[Figure scripts]

>> Begin

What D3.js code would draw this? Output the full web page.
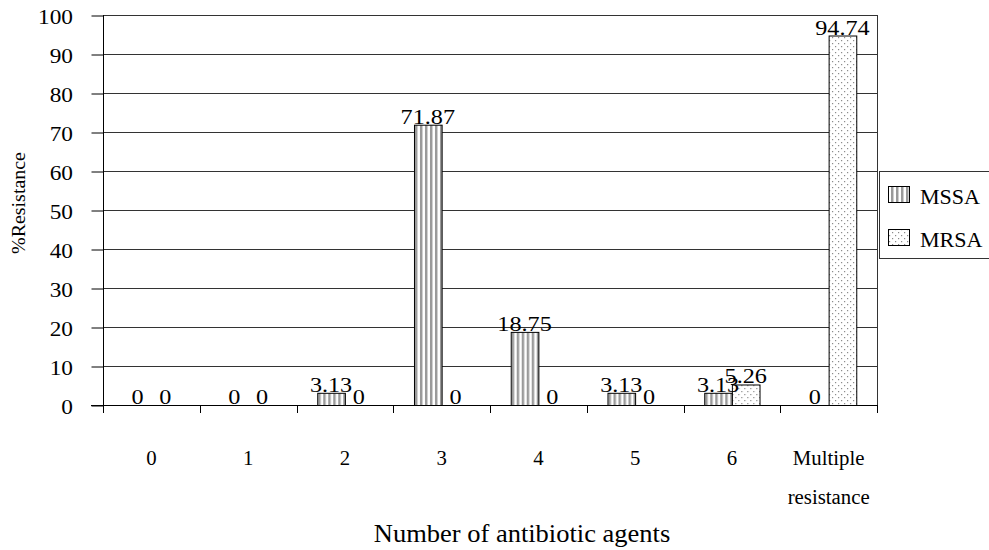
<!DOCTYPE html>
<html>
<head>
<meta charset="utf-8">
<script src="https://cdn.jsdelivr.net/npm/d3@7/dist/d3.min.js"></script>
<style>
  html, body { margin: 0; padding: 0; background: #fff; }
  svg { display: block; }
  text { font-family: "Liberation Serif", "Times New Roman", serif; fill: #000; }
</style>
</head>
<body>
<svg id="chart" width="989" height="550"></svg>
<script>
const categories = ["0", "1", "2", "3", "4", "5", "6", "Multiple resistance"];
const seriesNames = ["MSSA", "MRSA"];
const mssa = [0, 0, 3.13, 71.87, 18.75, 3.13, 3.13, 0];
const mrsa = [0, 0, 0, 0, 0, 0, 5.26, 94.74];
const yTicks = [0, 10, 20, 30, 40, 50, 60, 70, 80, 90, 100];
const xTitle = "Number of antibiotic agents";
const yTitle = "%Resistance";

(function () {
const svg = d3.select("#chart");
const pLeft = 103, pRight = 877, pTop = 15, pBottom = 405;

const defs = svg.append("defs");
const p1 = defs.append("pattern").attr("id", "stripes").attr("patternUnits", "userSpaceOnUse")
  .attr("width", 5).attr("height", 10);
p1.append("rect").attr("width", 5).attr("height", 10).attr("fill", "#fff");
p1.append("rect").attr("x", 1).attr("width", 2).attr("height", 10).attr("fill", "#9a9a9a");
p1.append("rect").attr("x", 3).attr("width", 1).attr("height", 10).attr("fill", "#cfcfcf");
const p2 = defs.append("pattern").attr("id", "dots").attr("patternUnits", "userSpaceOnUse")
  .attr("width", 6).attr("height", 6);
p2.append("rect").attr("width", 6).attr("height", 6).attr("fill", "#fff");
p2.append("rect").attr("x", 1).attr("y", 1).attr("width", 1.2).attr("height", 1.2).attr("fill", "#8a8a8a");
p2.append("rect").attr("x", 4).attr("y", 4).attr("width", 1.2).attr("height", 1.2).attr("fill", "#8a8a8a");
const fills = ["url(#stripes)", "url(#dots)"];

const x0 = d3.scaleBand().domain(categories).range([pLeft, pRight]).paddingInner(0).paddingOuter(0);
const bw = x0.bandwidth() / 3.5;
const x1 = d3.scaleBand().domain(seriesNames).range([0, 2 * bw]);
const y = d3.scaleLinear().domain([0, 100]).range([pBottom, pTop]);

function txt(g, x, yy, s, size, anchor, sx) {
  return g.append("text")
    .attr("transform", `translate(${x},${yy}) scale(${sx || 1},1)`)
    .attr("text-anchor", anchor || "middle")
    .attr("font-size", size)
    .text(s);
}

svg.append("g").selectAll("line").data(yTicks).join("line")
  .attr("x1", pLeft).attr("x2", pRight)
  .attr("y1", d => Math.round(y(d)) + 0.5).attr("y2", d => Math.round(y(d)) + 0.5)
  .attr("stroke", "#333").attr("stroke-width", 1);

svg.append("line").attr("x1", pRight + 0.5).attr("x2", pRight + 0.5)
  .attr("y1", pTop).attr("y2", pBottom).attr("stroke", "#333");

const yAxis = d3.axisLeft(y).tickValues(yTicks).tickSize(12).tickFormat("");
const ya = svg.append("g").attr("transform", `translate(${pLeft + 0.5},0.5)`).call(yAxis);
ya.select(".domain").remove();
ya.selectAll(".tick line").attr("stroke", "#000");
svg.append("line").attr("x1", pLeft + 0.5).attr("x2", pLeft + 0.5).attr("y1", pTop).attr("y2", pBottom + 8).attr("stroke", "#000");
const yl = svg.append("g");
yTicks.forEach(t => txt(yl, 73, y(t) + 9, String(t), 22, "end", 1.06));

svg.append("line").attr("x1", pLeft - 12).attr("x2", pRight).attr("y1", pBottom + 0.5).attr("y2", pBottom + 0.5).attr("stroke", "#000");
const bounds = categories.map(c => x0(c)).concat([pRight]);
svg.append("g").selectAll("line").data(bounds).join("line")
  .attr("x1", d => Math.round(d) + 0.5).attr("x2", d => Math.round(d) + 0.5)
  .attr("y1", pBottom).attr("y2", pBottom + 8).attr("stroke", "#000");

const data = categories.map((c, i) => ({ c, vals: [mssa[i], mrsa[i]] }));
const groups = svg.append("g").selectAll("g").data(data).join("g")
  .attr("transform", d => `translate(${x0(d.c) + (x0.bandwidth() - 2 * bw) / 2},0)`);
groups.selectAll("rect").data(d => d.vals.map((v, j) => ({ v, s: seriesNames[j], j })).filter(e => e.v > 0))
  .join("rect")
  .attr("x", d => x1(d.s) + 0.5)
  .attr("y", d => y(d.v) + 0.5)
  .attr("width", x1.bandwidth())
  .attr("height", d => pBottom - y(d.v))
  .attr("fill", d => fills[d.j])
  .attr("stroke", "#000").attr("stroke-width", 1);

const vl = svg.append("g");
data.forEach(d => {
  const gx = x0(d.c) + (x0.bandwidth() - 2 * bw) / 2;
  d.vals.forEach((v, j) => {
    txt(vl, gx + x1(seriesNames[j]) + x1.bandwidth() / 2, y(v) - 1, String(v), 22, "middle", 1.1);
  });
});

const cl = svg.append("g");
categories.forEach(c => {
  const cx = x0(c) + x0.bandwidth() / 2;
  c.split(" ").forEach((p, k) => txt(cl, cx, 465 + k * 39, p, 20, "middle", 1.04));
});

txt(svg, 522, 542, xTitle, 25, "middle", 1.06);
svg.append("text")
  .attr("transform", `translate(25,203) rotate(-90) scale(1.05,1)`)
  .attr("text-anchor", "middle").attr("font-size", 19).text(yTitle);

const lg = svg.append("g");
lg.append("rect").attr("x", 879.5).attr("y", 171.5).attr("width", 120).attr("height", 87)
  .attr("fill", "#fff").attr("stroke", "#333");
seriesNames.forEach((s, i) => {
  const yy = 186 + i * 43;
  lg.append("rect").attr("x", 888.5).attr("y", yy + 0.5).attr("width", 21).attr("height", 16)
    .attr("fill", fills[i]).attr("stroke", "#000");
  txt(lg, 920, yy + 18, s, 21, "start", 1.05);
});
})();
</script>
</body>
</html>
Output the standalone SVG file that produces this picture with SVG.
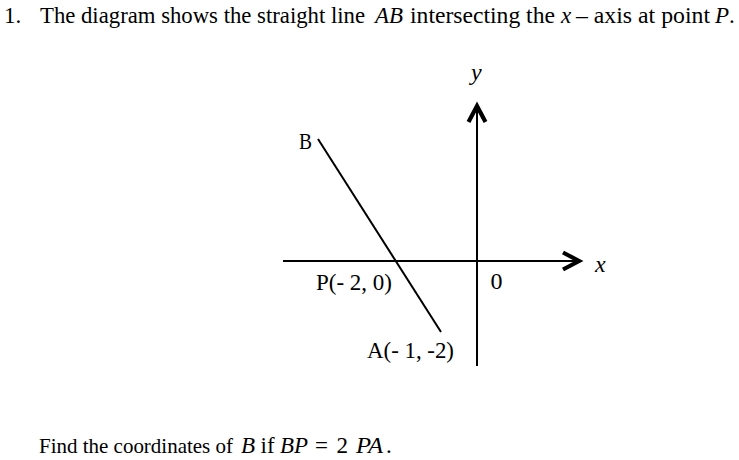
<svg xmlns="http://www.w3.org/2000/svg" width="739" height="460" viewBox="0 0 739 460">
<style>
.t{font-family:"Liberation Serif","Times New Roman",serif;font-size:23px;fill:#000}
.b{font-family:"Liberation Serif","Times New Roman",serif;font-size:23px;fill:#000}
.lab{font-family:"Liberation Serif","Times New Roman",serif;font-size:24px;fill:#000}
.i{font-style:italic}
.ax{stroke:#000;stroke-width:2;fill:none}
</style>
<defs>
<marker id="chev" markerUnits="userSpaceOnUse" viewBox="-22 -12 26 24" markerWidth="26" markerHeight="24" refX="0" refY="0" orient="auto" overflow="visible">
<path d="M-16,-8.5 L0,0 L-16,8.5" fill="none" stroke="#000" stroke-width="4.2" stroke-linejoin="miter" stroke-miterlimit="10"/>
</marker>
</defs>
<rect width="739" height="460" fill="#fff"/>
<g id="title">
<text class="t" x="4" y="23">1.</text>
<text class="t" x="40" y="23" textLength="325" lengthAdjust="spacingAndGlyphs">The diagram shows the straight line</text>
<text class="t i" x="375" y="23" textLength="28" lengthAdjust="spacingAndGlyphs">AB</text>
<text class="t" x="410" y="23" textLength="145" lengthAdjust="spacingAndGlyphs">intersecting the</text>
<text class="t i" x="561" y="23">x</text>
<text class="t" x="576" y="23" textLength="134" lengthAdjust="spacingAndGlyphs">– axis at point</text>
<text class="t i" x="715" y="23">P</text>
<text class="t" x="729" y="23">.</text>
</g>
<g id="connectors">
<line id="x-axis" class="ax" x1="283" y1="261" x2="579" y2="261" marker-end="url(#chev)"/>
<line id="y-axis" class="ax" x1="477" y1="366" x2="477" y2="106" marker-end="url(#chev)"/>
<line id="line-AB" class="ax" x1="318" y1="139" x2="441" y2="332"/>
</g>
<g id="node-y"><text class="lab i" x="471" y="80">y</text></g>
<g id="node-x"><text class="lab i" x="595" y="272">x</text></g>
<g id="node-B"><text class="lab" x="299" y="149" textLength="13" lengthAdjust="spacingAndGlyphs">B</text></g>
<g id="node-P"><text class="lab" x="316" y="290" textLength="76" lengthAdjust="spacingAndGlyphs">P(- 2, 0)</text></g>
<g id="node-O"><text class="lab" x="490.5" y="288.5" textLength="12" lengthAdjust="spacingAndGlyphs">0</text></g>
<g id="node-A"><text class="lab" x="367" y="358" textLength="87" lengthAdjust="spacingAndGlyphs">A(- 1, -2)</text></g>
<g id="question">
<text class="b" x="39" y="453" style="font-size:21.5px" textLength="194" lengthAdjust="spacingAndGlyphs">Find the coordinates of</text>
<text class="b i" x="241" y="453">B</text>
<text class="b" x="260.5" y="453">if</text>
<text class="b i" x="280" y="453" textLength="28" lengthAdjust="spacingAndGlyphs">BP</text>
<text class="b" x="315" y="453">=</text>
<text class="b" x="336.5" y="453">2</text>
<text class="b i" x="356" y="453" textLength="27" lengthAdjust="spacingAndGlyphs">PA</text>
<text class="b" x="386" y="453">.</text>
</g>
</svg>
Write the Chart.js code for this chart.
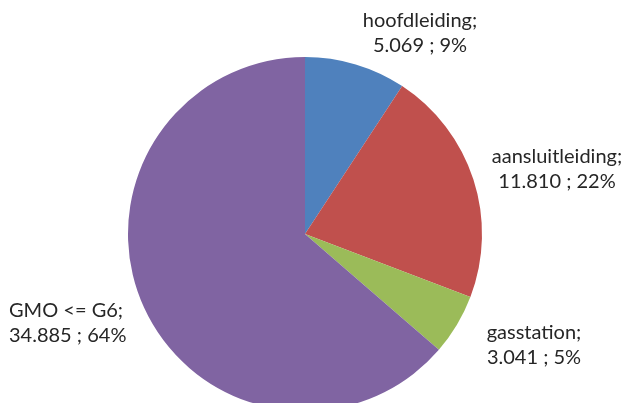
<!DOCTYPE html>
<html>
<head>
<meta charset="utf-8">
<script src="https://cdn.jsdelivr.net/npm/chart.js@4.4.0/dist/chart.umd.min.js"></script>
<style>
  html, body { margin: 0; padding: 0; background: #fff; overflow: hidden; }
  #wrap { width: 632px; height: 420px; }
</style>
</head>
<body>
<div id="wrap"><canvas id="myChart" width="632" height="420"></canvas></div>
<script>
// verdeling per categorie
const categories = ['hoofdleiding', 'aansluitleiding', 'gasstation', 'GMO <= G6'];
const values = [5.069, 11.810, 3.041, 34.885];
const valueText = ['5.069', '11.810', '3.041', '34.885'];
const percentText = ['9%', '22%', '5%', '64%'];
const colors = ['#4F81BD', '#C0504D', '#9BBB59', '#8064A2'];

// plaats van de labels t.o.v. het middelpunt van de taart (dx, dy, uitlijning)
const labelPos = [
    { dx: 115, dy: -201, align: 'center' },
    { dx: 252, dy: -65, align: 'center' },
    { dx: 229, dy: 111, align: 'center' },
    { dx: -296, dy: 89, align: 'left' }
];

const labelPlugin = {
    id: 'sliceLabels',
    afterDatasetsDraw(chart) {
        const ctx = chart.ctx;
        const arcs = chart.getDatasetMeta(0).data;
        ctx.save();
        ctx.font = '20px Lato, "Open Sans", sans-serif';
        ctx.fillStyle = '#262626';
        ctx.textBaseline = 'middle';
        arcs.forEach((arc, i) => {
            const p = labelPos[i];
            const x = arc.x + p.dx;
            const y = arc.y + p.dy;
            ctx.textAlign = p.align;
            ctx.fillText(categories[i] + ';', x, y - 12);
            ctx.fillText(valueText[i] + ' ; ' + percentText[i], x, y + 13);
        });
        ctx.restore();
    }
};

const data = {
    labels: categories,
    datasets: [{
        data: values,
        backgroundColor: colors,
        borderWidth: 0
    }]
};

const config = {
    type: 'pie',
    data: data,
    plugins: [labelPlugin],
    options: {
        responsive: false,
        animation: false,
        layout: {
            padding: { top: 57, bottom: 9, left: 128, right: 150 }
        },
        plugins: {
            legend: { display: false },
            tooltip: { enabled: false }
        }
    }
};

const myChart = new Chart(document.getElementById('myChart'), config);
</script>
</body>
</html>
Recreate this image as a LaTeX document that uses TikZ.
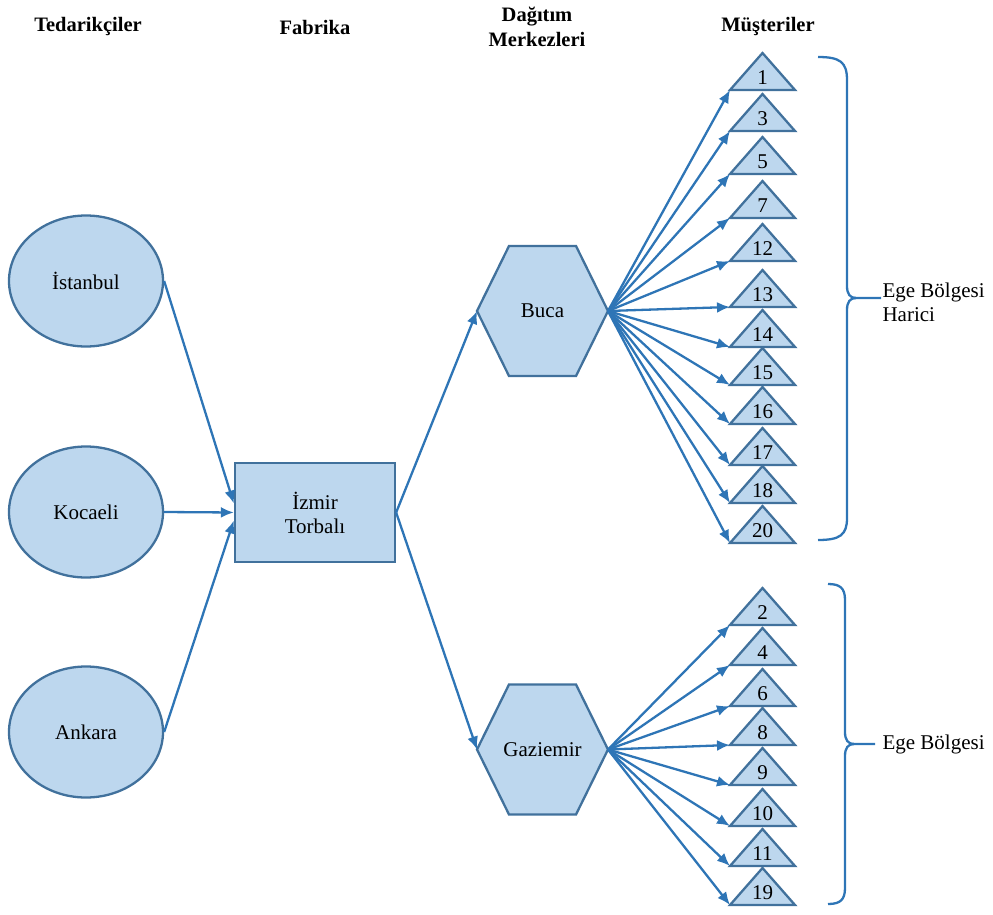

>> End

• **AIM**
Locate all lines in the listing above with the word "document". Copy them.

• **SOLUTION TO THIS PROBLEM**
const myChart = new Chart(document.getElementById('myChart'), config);
Recreate this image as a LaTeX document that uses TikZ.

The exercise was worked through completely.